In Kenya, there is still a long way to go when it comes to gay acceptance and equal rights. Filmmaker Wanuri Kahiu made a special film about two girls who fall in love with each other: Rafiki. The film, which is banned in the country, won the Hivos Free to be me Award last week. We spoke to Wanuri about love and freedom in Kenya.
“I believe that the right to love is our most fundamental right,” says Wanuri. She was inspired by the much-awarded book “Jambuala Tree” by Monica Arac, which tells a love story about an African lesbian. She then worked for seven years on Rafiki, which means ‘friend’ in Swahili. But when the film was finally finished, it was banned by the Kenyan Film Classification Board.
What does it mean to you that the film was banned in your own country?
“That is incredibly difficult. Especially the idea that a small group of people can determine for an entire country, which ideas may or may not be shared, makes me very angry. This takes away the choice from adults to go and see a film. We have the right to choose a government, we have the right to vote for a president, we have the right to drink alcohol, but we don’t have the right to watch a movie.

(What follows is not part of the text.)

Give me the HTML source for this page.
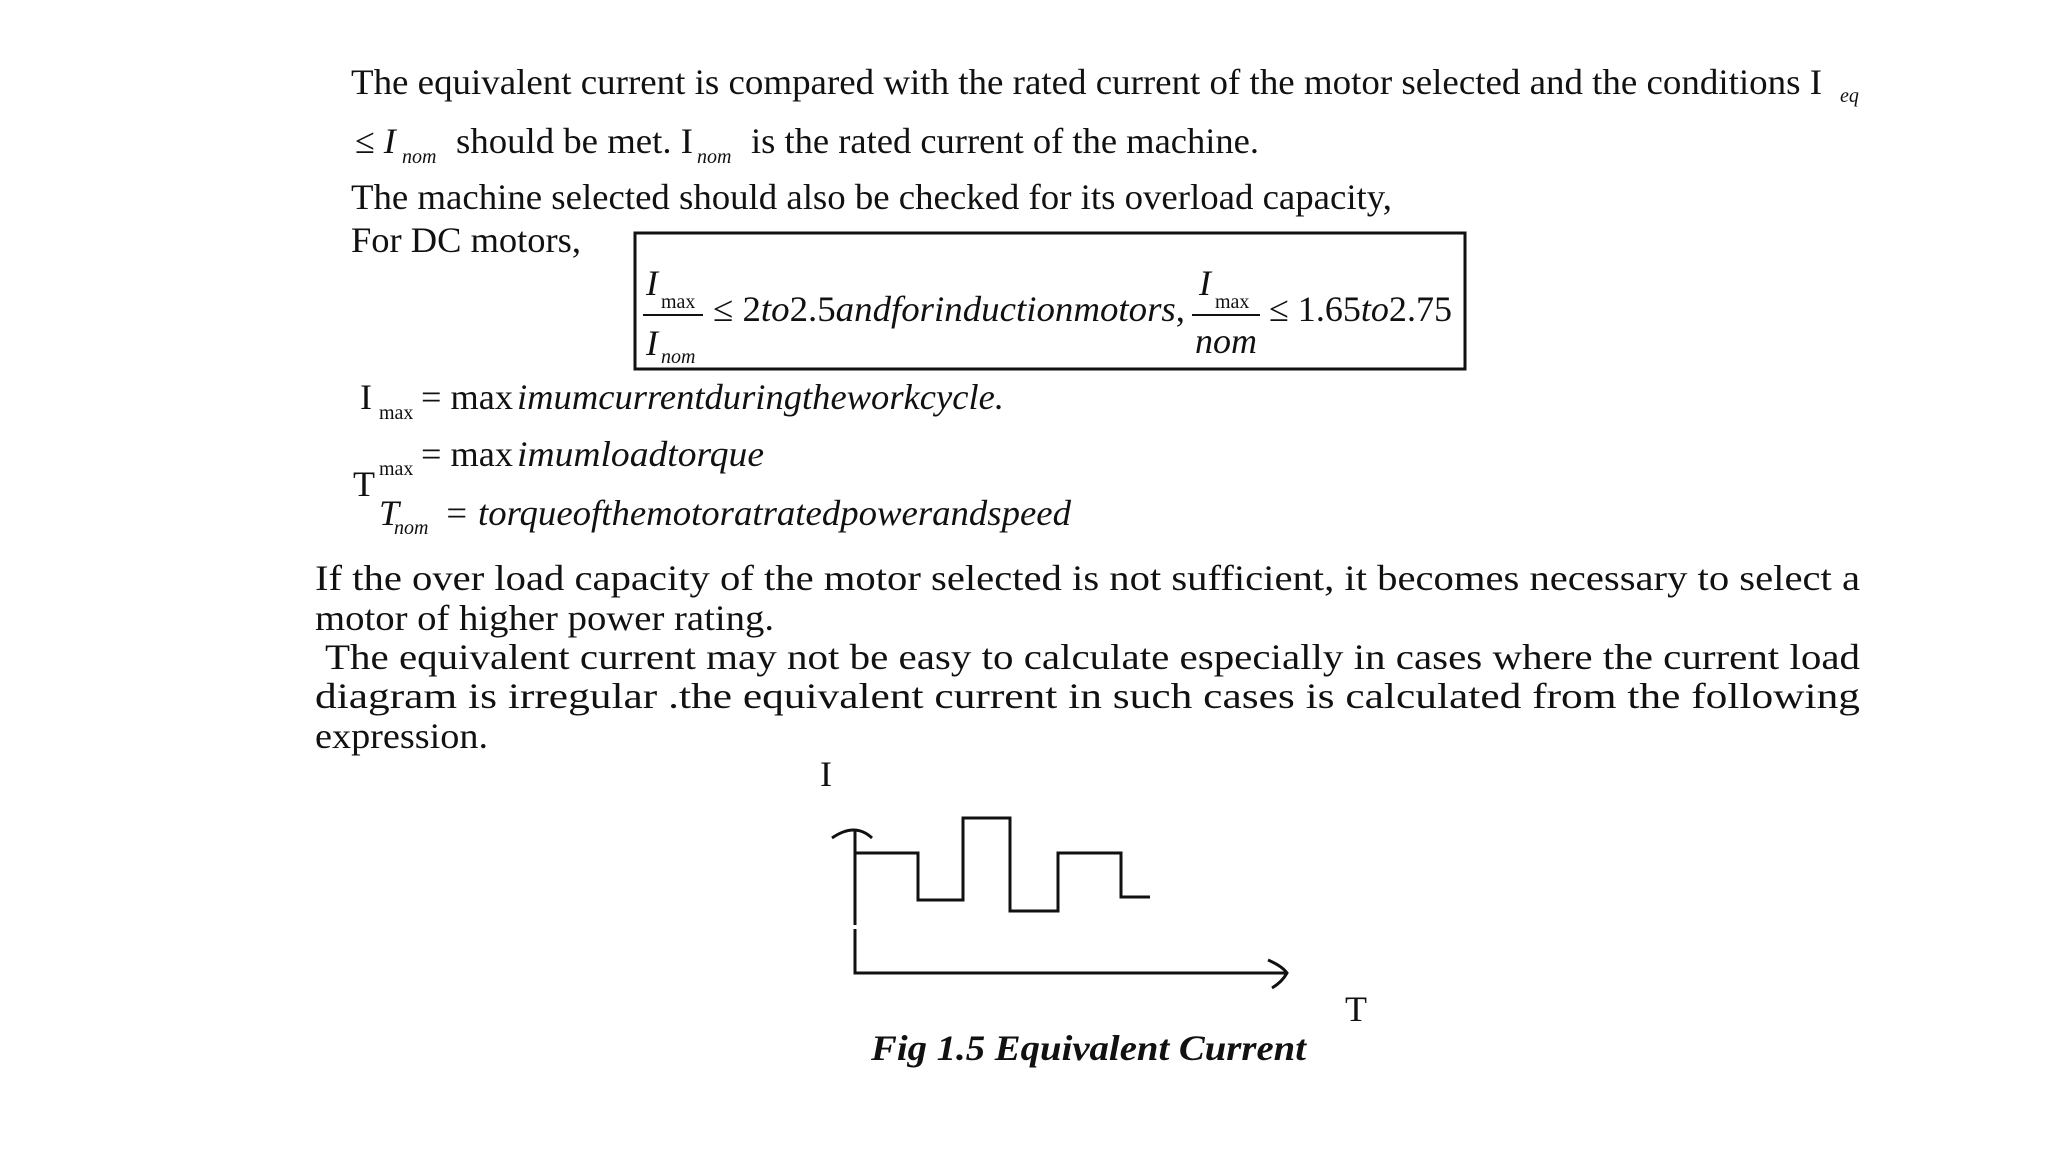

I find that condescending and humiliating.”
Changing the end would change the whole story
“The film was not even banned because of the intimate scenes, but because of the positive and hopeful ending – that would suggest that homosexual relationships are acceptable. I was told that if I changed the end, the ban would be lifted. I refused. Changing the end would change the whole story.”
It was not just about the ban, the head of the Kenyan Film Classification Board called Wanuri a criminal and a liar. “All that people see and hear in the media is that I am a bad person and have made an obscene film that would change people’s sexual orientation. It’s hard to defend yourself if nobody can see the movie. That is very painful.”
Nevertheless, you managed to lift the ban for a week. What was the effect of this?
“We filed a lawsuit to show Rafiki in Kenya for seven days so that the film could be submitted to the Oscars. Fortunately, we met a progressive judge who agreed with us on this. Then, the ban worked in our favor. People had become curious and the cinema halls were packed!” Rafiki attracted more visitors than the opening weekend of Black Panther, which was a hugely successful blockbuster in Africa.”
“Many Kenyans came out of the closet during these seven days. They took their families to the movies to start the conversation that way.” The temporary lifting of the ban was a success for Wanuri. “But we are not there yet. The film is still before the court. We’re now engaged in a bigger fight under the right to freedom of expression.”
With her film, Wanuri is contributing to the visibility and acceptance of LGBTI people in Kenya. That is why she received the Hivos Free to be me Award this year.
What does winning the Hivos Free to be me Award mean to you?
“I feel incredibly honored for the recognition that Rafiki has received. We worked on the film for seven years with a large cast and crew. To win this prize, after all the hatred and criticism, is such an important recognition for all the work, patience, commitment, and love that have been put into making this film.”
“But it is also a recognition of love and freedom, and that is still so rare in the world. This should be something that is not only highlighted by Hivos, but also by governments. The things that make us human beings are often not the things that are written in law. ”
Kenya is currently awaiting a ruling on abolishing a colonial law that criminalizes consensual sex between two adults of the same gender. It is a case, known as Repeal162, which gets a lot of attention online.
What does Repeal162 mean for Kenya?
“I think it’s a great thing – the way the law is challenged. The activism around it, the way people think about constitutional rights. The mere fact that this case exists, forces the court to define LGBTIs. That has never happened before. So the mere existence of Repeal162 means that the existence of the LGBTI community is also recognized by law. And the fact that this case might lead to the decriminalization of same-sex love, is fantastic!”
“I am optimistic about the outcome of Repeal162 and I am proud that this case has reached the High Court in Kenya. That is a big step for our country.”
Why do you think the work of Hivos in Kenya is so important?
“Hivos is committed to fundamental human rights and freedom of expression. Democracy is more than the right to cast a vote; it means that societies and individuals have rights, can be seen and recognized, and can make their voices heard. This is very difficult without organizations like Hivos. You soon feel alone and isolated when you are not heard and when equal rights are not recognized. It is precisely then that it is extremely important to know that there are people and organizations such as Hivos, who stand for what you stand for, who believe what you believe in. That support from others gives you strength.
It is so important that people outside the LGBTI community also stand up for equal rights and recognition. That is why Hivos supports brave people like Wanuri. With her work and her fighting spirit, she is an inspiring example for other filmmakers and artists in Kenya and beyond. People like them dare to take risks and take steps to break taboos. And that is essential for equality and for the freedom of LGBTIs.